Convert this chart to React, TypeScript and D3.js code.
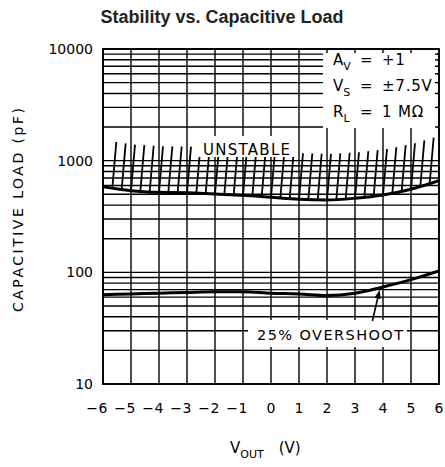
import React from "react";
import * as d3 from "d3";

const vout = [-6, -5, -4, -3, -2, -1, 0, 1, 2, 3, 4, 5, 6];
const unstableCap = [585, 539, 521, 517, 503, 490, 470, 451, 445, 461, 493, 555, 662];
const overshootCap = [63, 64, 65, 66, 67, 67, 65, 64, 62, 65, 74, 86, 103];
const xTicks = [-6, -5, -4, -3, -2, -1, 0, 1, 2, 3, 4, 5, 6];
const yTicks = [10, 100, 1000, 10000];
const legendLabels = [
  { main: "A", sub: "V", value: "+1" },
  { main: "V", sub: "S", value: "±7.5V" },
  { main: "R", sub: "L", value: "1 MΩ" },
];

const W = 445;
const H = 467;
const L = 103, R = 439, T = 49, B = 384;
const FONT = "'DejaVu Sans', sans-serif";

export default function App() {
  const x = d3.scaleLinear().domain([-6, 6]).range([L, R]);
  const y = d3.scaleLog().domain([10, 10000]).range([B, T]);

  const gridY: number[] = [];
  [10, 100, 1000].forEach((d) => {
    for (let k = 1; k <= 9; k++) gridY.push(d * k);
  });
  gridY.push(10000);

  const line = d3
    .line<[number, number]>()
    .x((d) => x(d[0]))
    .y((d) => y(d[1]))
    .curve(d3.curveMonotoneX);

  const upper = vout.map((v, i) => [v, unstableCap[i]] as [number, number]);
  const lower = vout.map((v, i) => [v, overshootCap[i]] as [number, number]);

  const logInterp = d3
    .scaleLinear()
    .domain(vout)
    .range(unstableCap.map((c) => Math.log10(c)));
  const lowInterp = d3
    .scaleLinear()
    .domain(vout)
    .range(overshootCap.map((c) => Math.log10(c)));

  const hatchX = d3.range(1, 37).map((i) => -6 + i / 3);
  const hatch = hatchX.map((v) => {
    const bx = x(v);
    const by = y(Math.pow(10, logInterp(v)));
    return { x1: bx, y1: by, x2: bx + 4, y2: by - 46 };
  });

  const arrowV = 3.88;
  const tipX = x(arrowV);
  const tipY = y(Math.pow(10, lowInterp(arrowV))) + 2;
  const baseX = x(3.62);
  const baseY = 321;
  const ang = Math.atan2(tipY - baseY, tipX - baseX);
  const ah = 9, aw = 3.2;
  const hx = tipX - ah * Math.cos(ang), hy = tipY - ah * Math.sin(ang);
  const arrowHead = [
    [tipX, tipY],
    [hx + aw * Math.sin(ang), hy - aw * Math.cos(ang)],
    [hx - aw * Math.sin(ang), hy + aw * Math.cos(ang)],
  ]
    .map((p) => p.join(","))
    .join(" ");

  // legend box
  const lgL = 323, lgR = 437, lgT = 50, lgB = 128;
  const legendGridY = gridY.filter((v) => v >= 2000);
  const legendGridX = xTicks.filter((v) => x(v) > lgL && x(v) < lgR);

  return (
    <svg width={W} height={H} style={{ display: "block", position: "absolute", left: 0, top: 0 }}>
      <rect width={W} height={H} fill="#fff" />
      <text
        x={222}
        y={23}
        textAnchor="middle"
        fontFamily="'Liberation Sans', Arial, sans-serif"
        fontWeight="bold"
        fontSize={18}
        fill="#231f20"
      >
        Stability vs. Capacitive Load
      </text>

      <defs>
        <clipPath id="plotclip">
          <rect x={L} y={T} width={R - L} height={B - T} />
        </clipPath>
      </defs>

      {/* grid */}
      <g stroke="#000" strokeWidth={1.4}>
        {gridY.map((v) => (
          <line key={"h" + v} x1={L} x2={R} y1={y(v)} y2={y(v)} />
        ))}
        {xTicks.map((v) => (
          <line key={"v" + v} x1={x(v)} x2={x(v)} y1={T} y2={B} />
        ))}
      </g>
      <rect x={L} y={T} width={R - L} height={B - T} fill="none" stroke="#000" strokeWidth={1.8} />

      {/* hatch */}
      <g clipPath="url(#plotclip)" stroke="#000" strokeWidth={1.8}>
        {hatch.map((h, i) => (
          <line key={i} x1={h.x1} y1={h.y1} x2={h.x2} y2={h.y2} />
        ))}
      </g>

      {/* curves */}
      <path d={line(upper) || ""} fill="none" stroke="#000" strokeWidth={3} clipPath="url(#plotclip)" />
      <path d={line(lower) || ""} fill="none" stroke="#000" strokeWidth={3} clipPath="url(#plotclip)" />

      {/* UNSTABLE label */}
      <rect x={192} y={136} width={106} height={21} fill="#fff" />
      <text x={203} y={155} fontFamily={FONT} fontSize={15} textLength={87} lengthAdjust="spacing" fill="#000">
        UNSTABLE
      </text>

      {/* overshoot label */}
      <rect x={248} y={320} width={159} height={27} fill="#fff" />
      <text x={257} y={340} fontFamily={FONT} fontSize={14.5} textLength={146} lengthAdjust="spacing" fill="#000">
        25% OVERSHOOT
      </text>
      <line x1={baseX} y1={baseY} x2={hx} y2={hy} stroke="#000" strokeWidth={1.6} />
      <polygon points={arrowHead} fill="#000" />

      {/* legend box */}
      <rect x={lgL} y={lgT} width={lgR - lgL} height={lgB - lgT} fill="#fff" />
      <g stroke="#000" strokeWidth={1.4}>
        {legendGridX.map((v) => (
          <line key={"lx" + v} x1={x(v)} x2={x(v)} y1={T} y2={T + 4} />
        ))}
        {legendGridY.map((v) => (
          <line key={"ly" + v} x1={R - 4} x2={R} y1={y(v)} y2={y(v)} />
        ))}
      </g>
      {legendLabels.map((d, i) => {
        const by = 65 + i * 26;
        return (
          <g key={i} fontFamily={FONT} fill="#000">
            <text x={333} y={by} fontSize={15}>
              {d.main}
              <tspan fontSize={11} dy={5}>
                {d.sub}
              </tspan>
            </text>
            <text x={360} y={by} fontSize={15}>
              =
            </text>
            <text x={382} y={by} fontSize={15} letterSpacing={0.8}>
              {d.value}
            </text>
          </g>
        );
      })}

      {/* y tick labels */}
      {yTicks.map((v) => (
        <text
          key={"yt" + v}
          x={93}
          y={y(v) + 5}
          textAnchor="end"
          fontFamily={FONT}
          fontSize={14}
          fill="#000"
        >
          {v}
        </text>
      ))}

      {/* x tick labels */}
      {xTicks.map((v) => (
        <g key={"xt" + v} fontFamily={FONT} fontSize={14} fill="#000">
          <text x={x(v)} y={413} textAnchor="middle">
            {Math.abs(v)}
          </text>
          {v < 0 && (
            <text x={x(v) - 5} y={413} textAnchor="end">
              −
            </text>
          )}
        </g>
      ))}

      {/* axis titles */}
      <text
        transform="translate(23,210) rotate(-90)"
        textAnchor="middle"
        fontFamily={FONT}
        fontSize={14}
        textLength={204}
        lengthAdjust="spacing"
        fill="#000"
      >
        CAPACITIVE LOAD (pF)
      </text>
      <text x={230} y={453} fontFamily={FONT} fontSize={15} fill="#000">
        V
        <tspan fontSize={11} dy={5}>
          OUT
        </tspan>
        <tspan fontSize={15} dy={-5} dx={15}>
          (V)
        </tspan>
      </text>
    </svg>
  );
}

################

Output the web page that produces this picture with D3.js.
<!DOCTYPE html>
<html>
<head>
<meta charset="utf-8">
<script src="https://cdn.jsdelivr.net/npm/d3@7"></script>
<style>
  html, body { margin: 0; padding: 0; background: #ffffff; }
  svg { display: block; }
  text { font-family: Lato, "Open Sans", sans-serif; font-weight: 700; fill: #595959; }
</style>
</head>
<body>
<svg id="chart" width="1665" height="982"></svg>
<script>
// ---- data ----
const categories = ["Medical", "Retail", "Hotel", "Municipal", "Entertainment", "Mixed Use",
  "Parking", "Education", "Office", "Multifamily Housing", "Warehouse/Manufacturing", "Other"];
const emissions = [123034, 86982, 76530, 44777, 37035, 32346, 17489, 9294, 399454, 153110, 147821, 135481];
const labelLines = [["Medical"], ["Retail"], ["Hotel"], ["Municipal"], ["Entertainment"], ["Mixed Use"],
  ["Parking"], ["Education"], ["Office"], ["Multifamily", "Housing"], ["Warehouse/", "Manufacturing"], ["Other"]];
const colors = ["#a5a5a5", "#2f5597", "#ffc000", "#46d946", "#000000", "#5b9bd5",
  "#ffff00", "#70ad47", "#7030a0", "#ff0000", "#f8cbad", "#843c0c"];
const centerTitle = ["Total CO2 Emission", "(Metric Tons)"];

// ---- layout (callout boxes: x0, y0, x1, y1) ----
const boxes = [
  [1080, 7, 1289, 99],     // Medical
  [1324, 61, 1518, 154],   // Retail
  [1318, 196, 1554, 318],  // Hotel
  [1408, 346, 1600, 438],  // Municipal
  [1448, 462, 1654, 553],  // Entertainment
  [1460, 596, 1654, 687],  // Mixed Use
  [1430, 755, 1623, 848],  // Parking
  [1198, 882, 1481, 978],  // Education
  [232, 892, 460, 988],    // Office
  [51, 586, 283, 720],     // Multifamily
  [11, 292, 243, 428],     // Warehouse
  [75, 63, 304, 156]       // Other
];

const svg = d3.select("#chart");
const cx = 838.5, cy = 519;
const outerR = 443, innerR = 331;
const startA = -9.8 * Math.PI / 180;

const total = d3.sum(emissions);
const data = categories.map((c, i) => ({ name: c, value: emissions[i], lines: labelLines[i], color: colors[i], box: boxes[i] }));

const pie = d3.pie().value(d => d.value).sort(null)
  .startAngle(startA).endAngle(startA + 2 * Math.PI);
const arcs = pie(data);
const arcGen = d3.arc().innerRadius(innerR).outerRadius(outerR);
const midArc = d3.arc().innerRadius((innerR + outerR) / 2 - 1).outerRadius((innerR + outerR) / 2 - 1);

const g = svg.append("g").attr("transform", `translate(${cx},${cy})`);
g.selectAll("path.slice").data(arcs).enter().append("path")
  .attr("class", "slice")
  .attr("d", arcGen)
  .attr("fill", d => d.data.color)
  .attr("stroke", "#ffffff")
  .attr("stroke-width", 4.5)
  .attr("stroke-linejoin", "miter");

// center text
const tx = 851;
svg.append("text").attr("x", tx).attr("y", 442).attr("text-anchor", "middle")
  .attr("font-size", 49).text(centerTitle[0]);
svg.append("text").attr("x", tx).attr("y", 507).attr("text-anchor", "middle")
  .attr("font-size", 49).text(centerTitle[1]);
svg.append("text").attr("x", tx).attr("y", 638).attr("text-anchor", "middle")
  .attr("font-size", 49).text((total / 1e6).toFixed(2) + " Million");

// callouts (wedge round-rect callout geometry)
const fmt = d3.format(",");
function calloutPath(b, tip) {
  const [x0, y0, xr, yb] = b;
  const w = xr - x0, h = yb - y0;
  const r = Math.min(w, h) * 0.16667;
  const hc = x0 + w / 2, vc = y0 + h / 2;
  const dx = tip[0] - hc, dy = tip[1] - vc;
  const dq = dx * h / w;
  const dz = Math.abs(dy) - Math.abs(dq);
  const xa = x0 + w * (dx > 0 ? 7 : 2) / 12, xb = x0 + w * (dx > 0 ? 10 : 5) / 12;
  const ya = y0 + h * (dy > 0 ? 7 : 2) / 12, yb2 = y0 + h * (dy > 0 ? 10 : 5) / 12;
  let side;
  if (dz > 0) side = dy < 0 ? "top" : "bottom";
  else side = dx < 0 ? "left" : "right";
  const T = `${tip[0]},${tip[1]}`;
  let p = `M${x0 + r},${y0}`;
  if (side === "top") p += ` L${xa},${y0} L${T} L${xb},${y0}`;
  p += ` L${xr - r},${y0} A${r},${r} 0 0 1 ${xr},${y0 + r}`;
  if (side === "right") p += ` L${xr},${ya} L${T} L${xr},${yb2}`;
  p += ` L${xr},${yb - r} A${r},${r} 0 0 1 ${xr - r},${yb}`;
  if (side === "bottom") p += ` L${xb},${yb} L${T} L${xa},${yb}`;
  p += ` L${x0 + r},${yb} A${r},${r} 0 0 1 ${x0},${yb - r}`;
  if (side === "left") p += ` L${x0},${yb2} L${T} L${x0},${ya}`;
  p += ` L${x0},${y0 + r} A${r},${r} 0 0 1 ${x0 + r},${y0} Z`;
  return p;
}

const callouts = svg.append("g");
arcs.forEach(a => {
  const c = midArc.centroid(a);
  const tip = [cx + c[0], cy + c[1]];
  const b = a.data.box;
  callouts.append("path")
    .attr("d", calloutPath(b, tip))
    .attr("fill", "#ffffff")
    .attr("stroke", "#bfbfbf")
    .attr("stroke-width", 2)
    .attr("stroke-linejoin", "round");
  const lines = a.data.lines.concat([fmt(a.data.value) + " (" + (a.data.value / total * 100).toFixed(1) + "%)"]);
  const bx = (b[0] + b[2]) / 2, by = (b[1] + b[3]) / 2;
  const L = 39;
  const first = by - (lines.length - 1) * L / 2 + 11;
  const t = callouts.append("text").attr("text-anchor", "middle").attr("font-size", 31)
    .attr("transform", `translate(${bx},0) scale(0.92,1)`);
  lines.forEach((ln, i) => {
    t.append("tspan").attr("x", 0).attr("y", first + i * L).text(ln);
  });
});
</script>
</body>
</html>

################

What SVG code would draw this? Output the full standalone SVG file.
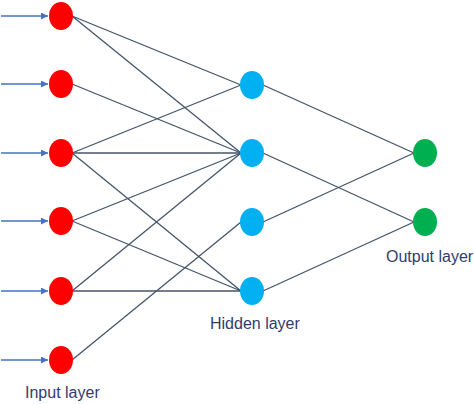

################

**DIRECTIONS FOR THIS TASK**
What is the number of lines in the records that contain "Output"? Give that number only.

**RESPONSE TO THIS TASK**
2